These are some beautiful tomato plants: lush, green, and extending to heights well over 5 feet tall. We have one big problem: Our property is heavily wooded with lush, tall oak trees, too, and therefore we don't get much sunlight. That's the main reason we haven't tried any gardening before now. The deck, being elevated and getting a couple of hours of sunlight each day, was our only hope. Yet stretch their stems as they might, those tomato stalks cannot find enough sunlight to produce the juicy, plump fruit they were created to yield. We have eagerly awaited a blossom, but now the stalks are becoming too tall and heavy, and as my husband comes home to more bending, breaking stalks each day, he characteristically shrugs and says, "Well, that's how it goes sometimes."

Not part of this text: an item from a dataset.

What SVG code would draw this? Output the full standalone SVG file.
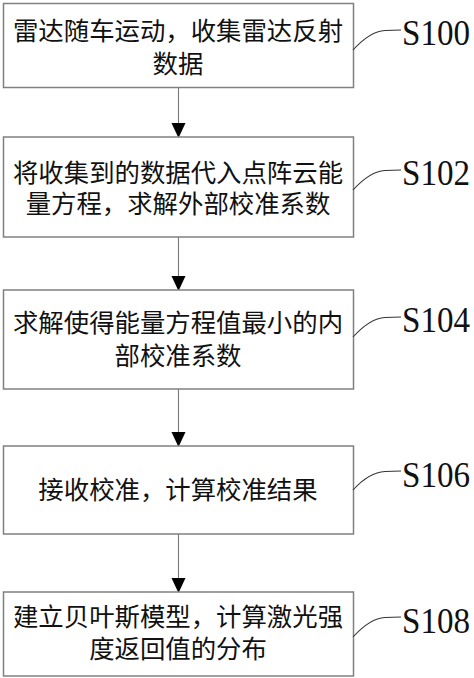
<svg xmlns="http://www.w3.org/2000/svg" width="474" height="678" viewBox="0 0 474 678">
<defs>
<marker id="ah" markerWidth="15" markerHeight="16" refX="15" refY="7.5" orient="auto" markerUnits="userSpaceOnUse" viewBox="0 0 16 15">
<path d="M0,0 L16,7.5 L0,15 Z" fill="#000"/>
</marker>
<style>
.box{fill:#fff;stroke:#808080;stroke-width:1.5}
.t{font-family:"Noto Sans CJK SC","Noto Sans",sans-serif;font-size:25.4px;fill:#111;text-anchor:middle}
.s{font-family:"Liberation Serif","Times New Roman",serif;font-size:36px;fill:#111}
.c{fill:none;stroke:#333;stroke-width:1.1}
.a{fill:none;stroke:#777;stroke-width:1.1}
</style>
</defs>
<rect width="474" height="678" fill="#fff"/>
<g id="connectors">
<line class="a" x1="178.5" y1="88" x2="178.5" y2="137" marker-end="url(#ah)"/>
<line class="a" x1="178.5" y1="237" x2="178.5" y2="290" marker-end="url(#ah)"/>
<line class="a" x1="178.5" y1="389" x2="178.5" y2="446" marker-end="url(#ah)"/>
<line class="a" x1="178.5" y1="534" x2="178.5" y2="592" marker-end="url(#ah)"/>
</g>
<g id="S100">
<rect class="box" x="3.5" y="3.5" width="350" height="84"/>
<text class="t" x="178" y="39.5">雷达随车运动，收集雷达反射</text>
<text class="t" x="178" y="72.5">数据</text>
<path class="c" d="M353,50 C364,38 374,31 385,30.5 Q393,30 401,30"/>
<text class="s" x="402" y="45" textLength="68" lengthAdjust="spacingAndGlyphs">S100</text>
</g>
<g id="S102">
<rect class="box" x="3.5" y="137" width="350" height="100"/>
<text class="t" x="178" y="181.5">将收集到的数据代入点阵云能</text>
<text class="t" x="178" y="212.5">量方程，求解外部校准系数</text>
<path class="c" d="M353,190 C364,178 374,171 385,170.5 Q393,170 401,170"/>
<text class="s" x="402" y="185" textLength="68" lengthAdjust="spacingAndGlyphs">S102</text>
</g>
<g id="S104">
<rect class="box" x="3.5" y="290" width="350" height="99"/>
<text class="t" x="178" y="331.5">求解使得能量方程值最小的内</text>
<text class="t" x="178" y="364.5">部校准系数</text>
<path class="c" d="M353,337 C364,325 374,318 385,317.5 Q393,317 401,317"/>
<text class="s" x="402" y="332" textLength="68" lengthAdjust="spacingAndGlyphs">S104</text>
</g>
<g id="S106">
<rect class="box" x="3.5" y="446" width="350" height="88"/>
<text class="t" x="178" y="498.5">接收校准，计算校准结果</text>
<path class="c" d="M353,490 C364,478 374,472 385,471.5 Q393,471 401,471"/>
<text class="s" x="402" y="487" textLength="68" lengthAdjust="spacingAndGlyphs">S106</text>
</g>
<g id="S108">
<rect class="box" x="3.5" y="592" width="350" height="84"/>
<text class="t" x="178" y="625.5">建立贝叶斯模型，计算激光强</text>
<text class="t" x="178" y="657.5">度返回值的分布</text>
<path class="c" d="M353,637 C364,625 374,618 385,617.5 Q393,617 401,617"/>
<text class="s" x="402" y="633" textLength="68" lengthAdjust="spacingAndGlyphs">S108</text>
</g>
</svg>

Big, tall tomato-less tomato plants
He announced just a couple of days ago that he's going to stop watering the tomato plants. The water bill was far too much this month, and at least we have plenty of basil, serranos, and mini bells to show for his labors. We even got some lovely marigolds from seed since he read they are a great natural pesticide (and they've worked quite well.) I couldn't help being sad, though, that these beautiful tomato plants are just going to waste. There's something in me that wants to fight for them. Let's just try a little longer; we can't give up now; we've come so far.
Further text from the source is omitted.